To make their decision the FCC went back to the Communication Act of 1934 (you read that correctly – 1934) and under the 81-year old law’s Title II, categorizes ISP’s as a “common-carrier” utility, just like the electric, gas or telephone companies you do business with. A common-carrier offers its services to the general public under license or authority provided by a regulatory body, in this case the FCC. The regulatory body has usually been granted ministerial authority by the legislation that created it. The Communications Act of 1934 created the FCC. The regulatory body, or FCC, may create, interpret, and enforce its regulations upon the common-carrier with independence and finality, as long as it acts within the bounds of the enabling legislation.
The ruling allows the FCC to impose a “general conduct” or “catch-all” provision too, giving the FCC the authority over anything it deems unreasonable on the Internet. If you’re a lawyer you know the word “reasonable” in any agreement or law opens its meaning up to debate and litigation.

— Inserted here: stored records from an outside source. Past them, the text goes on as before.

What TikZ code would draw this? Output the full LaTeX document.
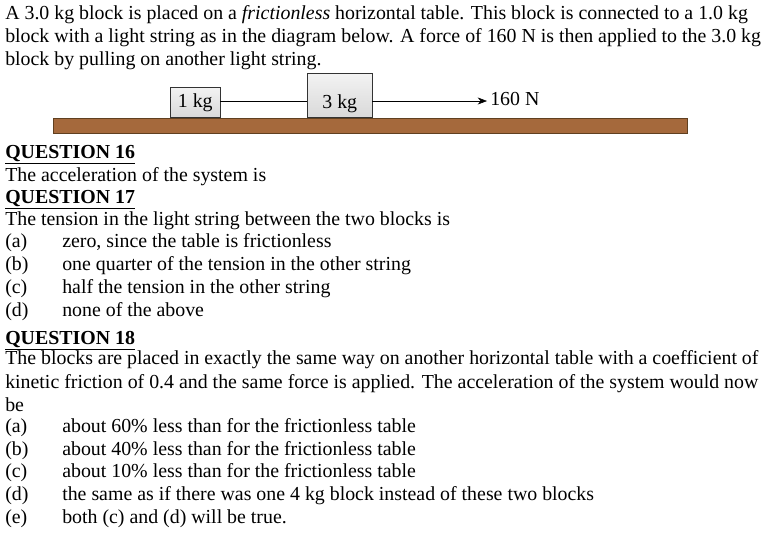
\documentclass[tikz,border=0pt]{standalone}
\usepackage{fontspec}
\usetikzlibrary{arrows.meta}
\setmainfont{Liberation Serif}
\begin{document}
\begin{tikzpicture}[x=0.75pt,y=-0.75pt,
  t/.style={anchor=base west,inner sep=0pt,font=\fontsize{14.9pt}{17pt}\selectfont},
  blk/.style={draw=black!80,inner sep=0pt,top color=gray!10,bottom color=gray!30},
  q/.style={t,font=\fontsize{14.9pt}{17pt}\selectfont\bfseries}]
\useasboundingbox (0,0) rectangle (771,536);
\node[t] (l1) at (5,19) {A 3.0 kg block is placed on a \textit{frictionless} horizontal table. This block is connected to a 1.0 kg};
\node[t] (l2) at (5,42) {block with a light string as in the diagram below. A force of 160 N is then applied to the 3.0 kg};
\node[t] (l3) at (5,65) {block by pulling on another light string.};
% diagram
\node[draw=brown!50!black,fill={rgb,255:red,165;green,105;blue,60},minimum width=634*0.75pt,minimum height=15*0.75pt,inner sep=0pt,anchor=north west] (table) at (53,118) {};
\node[blk,minimum width=50*0.75pt,minimum height=30*0.75pt,anchor=south west,font=\fontsize{14.9pt}{17pt}\selectfont] (b1) at (170,118) {1 kg};
\node[blk,minimum width=65*0.75pt,minimum height=44*0.75pt,anchor=south west,text depth=0pt,font=\fontsize{14.9pt}{17pt}\selectfont] (b3) at (307,118) {\raisebox{-9pt}{3 kg}};
\coordinate (s1) at (220,101);
\coordinate (s2) at (307,101);
\draw (s1) -- (s2);
\coordinate (a1) at (372,101);
\coordinate (a2) at (487,101);
\draw[-{Stealth[length=7pt]}] (a1) -- (a2);
\node[t] (f) at (490,105) {160 N};
% questions
\node[q] (q16) at (5,158) {\underline{QUESTION 16}};
\node[t] (q16t) at (5,181) {The acceleration of the system is};
\node[q] (q17) at (5,203) {\underline{QUESTION 17}};
\node[t] (q17t) at (5,225) {The tension in the light string between the two blocks is};
\node[t] (a17a) at (5,247) {(a)}; \node[t] (a17at) at (62,247) {zero, since the table is frictionless};
\node[t] (a17b) at (5,270) {(b)}; \node[t] (a17bt) at (62,270) {one quarter of the tension in the other string};
\node[t] (a17c) at (5,293) {(c)}; \node[t] (a17ct) at (62,293) {half the tension in the other string};
\node[t] (a17d) at (5,316) {(d)}; \node[t] (a17dt) at (62,316) {none of the above};
\node[q] (q18) at (5,344) {\underline{QUESTION 18}};
\node[t] (q18a) at (5,364) {The blocks are placed in exactly the same way on another horizontal table with a coefficient of};
\node[t] (q18b) at (5,388) {kinetic friction of 0.4 and the same force is applied. The acceleration of the system would now};
\node[t] (q18c) at (5,411) {be};
\node[t] (a18a) at (5,432) {(a)}; \node[t] (a18at) at (62,432) {about 60\% less than for the frictionless table};
\node[t] (a18b) at (5,455) {(b)}; \node[t] (a18bt) at (62,455) {about 40\% less than for the frictionless table};
\node[t] (a18c) at (5,477) {(c)}; \node[t] (a18ct) at (62,477) {about 10\% less than for the frictionless table};
\node[t] (a18d) at (5,500) {(d)}; \node[t] (a18dt) at (62,500) {the same as if there was one 4 kg block instead of these two blocks};
\node[t] (a18e) at (5,523) {(e)}; \node[t] (a18et) at (62,523) {both (c) and (d) will be true.};
\end{tikzpicture}
\end{document}
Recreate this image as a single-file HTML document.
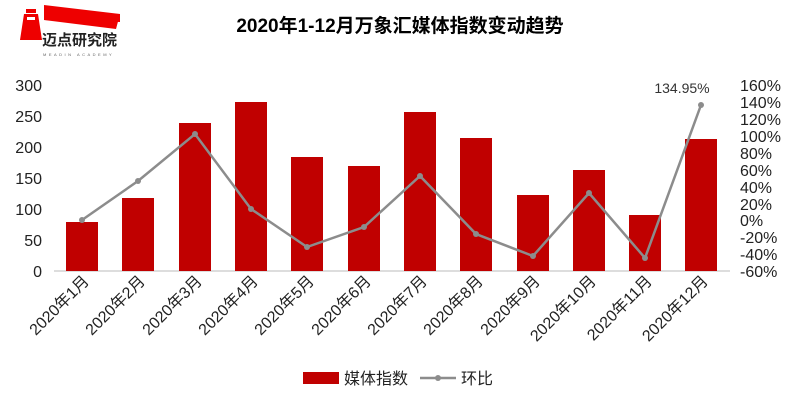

The FCC ruling gives the agency new found power, as it allows the FCC to regulate not only your ISP provider, but also the Internet services you enjoy. Does this now allow the FCC to police the content you get from websites and determine if it’s “reasonable” or not? Time will be the judge of this.
Apple’s co-founder Steve Wozniak likes the FCC ruling saying the decision goes “a lot further than net neutrality. Title II regulation means oversight of bad behavior.” He said, “Such oversight should not be confused with meddling or controlling.”
Wozniak laments, “The Internet was so beautiful when it first came out. It seems hard to recall those times, given the proliferation of grime that populates it now.”
What about technologies not even thought about yet? Billionaire Mark Cuban, who made his money by selling his Broadcast.com to Yahoo for almost $6 billion in 1999, disagrees with Wozniak and the FCC’s decision saying, “Bottom line is that the future of the Internet is not watching movies. It’s apps we haven’t seen yet, and I prefer not to have the FCC as a consideration in their future. There is no way to account for how future FCC commissioners deal with these issues. They could approach it 180 degrees differently with every commission overhaul.”
The final FCC vote was 3-2, split along party lines. Republican Texas Senator Ted Cruz calls the ruling “Obamacare for the Internet,” saying the “revolutionary power” of the Internet owes its development to the lack of government regulation.
The other side saw Democratic President Obama calling on the FCC to develop “the strongest possible rules” in order to protect consumers from ISP’s and their efforts to control online speeds.
So what does this all mean for you?
Very little in the short term.
- The FCC’s net neutrality decision will be challenged in court; some saying it will eventually go to the U.S. Supreme Court. Part of the FCC’s reasoning in its decision are examples of ISP’s having it “in” for companies like Netflix, in one instance Comcast, which owns NBC Universal, allegedly slowing down Netflix streaming to its customers, even though evidence may show the problems were actually caused by Netflix.
- As challenges are brought to trial, the winners will be lawyers who are laying in wait to cash in on years of legal fees. FCC Commissioner Mike O’Rielly said, “If you’re looking for a lucrative business, you should be a telecom lawyer.”
- And what about your ISP? The new “common-carrier” designation by the FCC means your Internet service is now subject to state and local fees, like the taxes you now pay on your electric or telephone bills. The FCC’s new net neutrality regulations mean you will pay more for your Internet service. Dissenting FCC Commissioner Ajit Pai said, “More new taxes are coming. It’s just a matter of when.” Pai feels Title II regulations explicitly opens the door to billions of dollars in new fees and taxes on broadband by subjecting them to telephone style taxes under the Universal Service Fund. Pai is a former attorney for Verizon.
The lesson here: regulators will always regulate and you will always pay.